Problem statement: Look through the data below. Pick out the lines holding the string "Output".

Extracted data:
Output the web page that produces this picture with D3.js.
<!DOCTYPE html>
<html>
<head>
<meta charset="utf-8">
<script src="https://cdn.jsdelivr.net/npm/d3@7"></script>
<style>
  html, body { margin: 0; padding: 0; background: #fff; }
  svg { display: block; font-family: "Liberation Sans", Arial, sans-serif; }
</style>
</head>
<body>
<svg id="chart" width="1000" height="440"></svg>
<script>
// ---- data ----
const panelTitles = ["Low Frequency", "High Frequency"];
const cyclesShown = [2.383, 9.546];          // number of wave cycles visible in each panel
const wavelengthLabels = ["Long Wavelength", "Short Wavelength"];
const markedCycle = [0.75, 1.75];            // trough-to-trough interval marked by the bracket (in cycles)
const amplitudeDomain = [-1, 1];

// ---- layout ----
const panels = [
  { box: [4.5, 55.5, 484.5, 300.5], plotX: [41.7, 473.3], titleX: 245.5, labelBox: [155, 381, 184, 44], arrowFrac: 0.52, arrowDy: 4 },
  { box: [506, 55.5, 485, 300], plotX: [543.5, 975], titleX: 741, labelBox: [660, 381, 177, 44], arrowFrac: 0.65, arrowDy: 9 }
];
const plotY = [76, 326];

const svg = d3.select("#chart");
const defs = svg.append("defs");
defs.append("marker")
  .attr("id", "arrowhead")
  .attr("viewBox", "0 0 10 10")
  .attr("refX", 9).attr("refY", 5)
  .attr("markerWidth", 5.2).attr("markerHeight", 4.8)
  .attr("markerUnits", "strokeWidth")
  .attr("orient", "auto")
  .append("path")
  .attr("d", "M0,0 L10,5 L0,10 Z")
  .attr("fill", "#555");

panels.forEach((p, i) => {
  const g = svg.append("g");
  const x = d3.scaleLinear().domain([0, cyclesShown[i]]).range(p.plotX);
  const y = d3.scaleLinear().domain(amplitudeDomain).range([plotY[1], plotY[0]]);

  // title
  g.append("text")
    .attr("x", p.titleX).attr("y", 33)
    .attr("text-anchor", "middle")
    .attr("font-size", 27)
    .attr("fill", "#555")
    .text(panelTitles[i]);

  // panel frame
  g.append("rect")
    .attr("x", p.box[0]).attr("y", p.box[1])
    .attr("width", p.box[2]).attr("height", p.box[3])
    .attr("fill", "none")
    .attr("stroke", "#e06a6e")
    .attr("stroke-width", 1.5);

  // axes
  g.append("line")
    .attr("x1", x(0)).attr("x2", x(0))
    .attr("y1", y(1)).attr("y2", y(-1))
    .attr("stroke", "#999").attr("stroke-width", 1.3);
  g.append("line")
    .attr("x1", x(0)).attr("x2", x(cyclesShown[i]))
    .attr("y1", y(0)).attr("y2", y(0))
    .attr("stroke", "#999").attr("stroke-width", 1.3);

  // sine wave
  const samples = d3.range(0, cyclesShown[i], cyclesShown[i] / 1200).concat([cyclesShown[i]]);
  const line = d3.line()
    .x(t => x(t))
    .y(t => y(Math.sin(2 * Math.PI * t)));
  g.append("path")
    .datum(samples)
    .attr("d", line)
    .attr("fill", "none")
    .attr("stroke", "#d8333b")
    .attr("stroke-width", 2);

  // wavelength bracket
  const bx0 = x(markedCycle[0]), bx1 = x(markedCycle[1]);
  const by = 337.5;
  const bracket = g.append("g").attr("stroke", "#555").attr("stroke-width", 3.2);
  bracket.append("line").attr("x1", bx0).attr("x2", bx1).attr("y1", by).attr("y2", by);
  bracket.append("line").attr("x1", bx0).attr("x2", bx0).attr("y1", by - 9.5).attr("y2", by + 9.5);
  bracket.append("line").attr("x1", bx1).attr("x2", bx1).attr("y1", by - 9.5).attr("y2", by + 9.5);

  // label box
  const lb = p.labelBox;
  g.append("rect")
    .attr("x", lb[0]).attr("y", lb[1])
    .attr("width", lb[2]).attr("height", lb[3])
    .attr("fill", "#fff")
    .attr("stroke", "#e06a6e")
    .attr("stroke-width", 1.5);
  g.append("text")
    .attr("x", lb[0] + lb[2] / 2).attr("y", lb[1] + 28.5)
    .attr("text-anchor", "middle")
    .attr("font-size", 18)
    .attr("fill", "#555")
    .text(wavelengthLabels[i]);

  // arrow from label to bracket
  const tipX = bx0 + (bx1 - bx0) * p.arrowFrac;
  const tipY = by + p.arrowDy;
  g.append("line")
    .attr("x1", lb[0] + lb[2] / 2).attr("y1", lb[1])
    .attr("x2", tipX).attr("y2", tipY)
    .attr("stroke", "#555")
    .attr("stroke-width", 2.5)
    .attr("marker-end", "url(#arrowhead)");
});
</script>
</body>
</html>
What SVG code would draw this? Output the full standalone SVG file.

Result:
Output the web page that produces this picture with D3.js.
What SVG code would draw this? Output the full standalone SVG file.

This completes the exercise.